In his incredible book about a disastrous expedition on Mt. Everest, Into Thin Air, Jon Krakauer describes the almost unfathomable challenges faced by his climbing party.
There is the expected peril with inexperienced climbers falling off of cliffs and unfortunate circumstances where groups get caught in unexpected blizzards near the summit. However, the message that sticks with me from this and other books documenting mountain climbing adventures is the tragedy that so often results from a climber who hasn't committed fully to the mission.
Apparently, when conditions turn extreme, inexperienced adventurers notoriously turn toward complacency and seek a sense of comfort. Feeling that they have already come so far and doubting their ability to finish the climb in harsh conditions, a climber may seek rest and relief.
Unfortunately, the decision to rest in a valley rather than pushing ahead up the mountain is too often the on-doing of less experienced climbers. Once they get comfortable, it seems they can no longer muster the motivation to get out of the valley.
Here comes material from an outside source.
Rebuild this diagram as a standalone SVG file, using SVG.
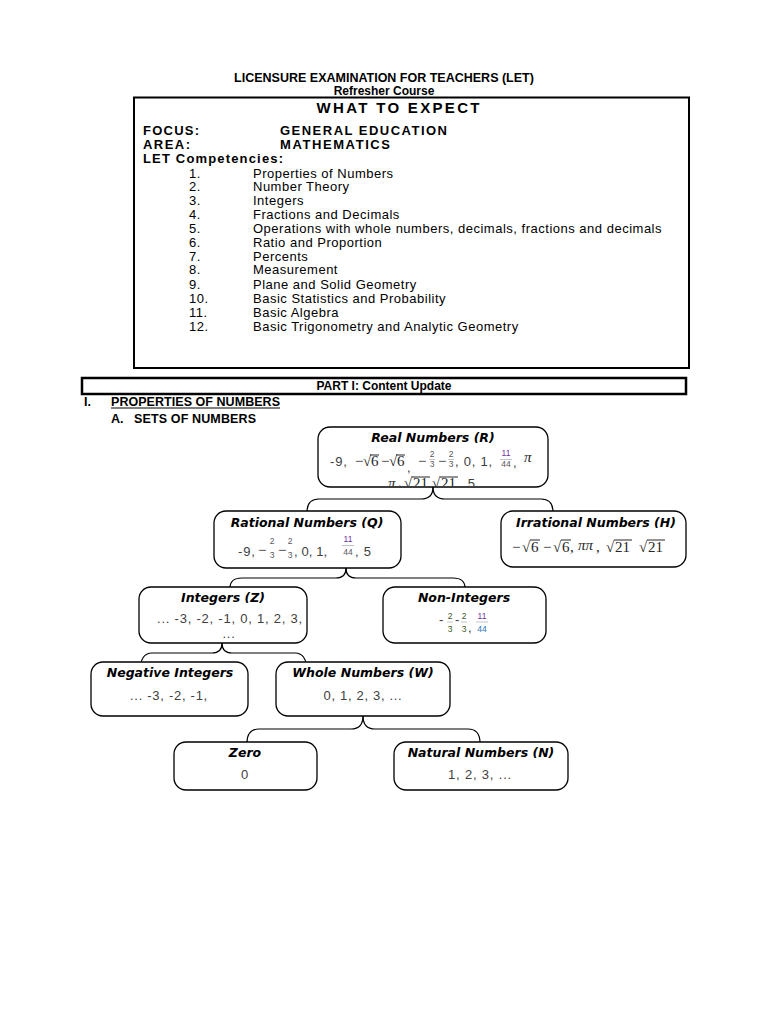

But I Don't Climb Mountains
Of course, Your Tango is not about mountain climbing, and my experience in extreme adventures is limited to book form (at least so far). So, how does this concept apply to those of us living near sea level?
I first heard the term "Valley Living" as part of a marriage retreat my wife and I attended a few months ago. And I immediately thought back to the accounts of mountain climbing that I had read and saw definite parallels.
Valley Living refers to our tendency to find a comfort zone and "live there" rather than expend the effort to pursue excellence. We ALL find ourselves chilling out in the valleys of life from time-to-time, and that's to be expected.
It's unrealistic to be climbing ALL of the proverbial mountains of everyday life at ALL times. But, we should always be striving for excellence by focusing on improving at least one area of our lives. This keeps us moving forward and prevents us from withering up inside of our comfort zone.
Where Are the Valleys that You Hang Out?
In what areas of your life do you tend to take it easy and hang out in your comfort zone?